WEFが新設した第4次産業革命センターのミッションは、急速な技術の発展によって生まれる新ビジネスや私たちの生活の向上をできるだけ早く実現しよう、そのために背後に抱えるリスクや障害を最小限に抑えようというものです。例えば、高度な自動運転の車が普及した場合には、便利になる一方で新たな課題も出てくるので、規制の在り方も変わってきます。自動車メーカー以外のプレイヤーも交通システムの一部に参加することで、企業、個人、公的機関の責任分界点も変わってくるかもしれません。もしかしたら青信号で進むという考え方がなくなるかもしれません。社会がひっくり返るほどの自動運転の技術がいつ確立するかは不明ですが、来るべき時に備えた議論は今から進める必要があります。特に、安全重視が基本となる公的機関の立場に立てば、新たな技術によって利便性がいかに向上しようとも、リスクが計りきれない場合にはブレーキを踏みがちになります。今ある世の中の常識や商慣習も変わるかもしれません。インターネットの倫理観などを考えても、新たな世界に老若男女皆が適応するためには時間もかかります。柔軟な規制対応ができるか否かは、利用者の知識や考え方の育成状況に関係しています。新センターでは、こうした技術の社会実装をソフトランディングさせ、社会全体の利益を最大限受けるために、必要な課題と解決策について議論していくことにしています。

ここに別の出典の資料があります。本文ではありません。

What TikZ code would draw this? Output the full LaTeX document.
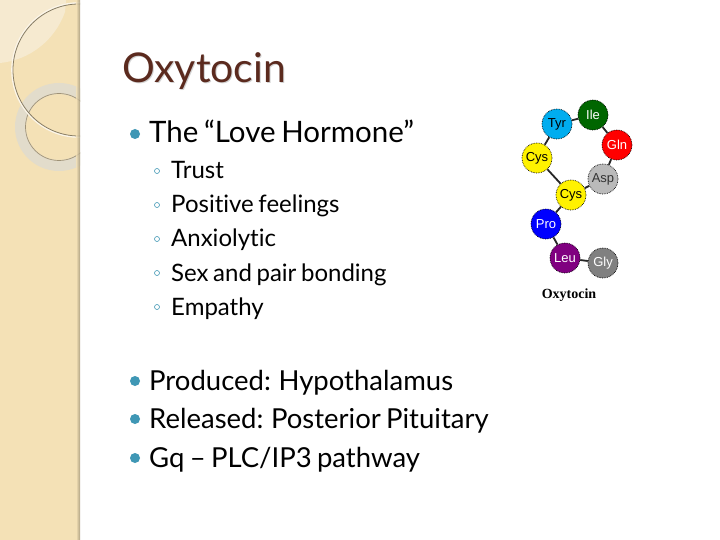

新センターで扱うテーマは、人工知能(AI)、IoT、国境を越えたデータ移動、民生用ドローン、自動運転、製造プロセス、Fintech、精密医療、海洋環境などです。今後、世界中から革新的な新興企業や有力企業、政府関係者、学者、NGO、技術者など約80名が勤務する環境を整備していく予定です。
新センターのアドバイザリーボードで委員長を務めるMarc Benioff(Salesforce社CEO)は、次のように言いました。「This global center will allow us to much better understand the impact we have on society and the positive role we can play」世界から集まった優秀な人達によってイノベーションがもたらされ、私たちの生活が変わり、その変わり方を円滑にするためにまた優秀な人達が集まる、そんなベイエリアで生活していることを、私たちは少し誇らしく思っても良いかもしれません。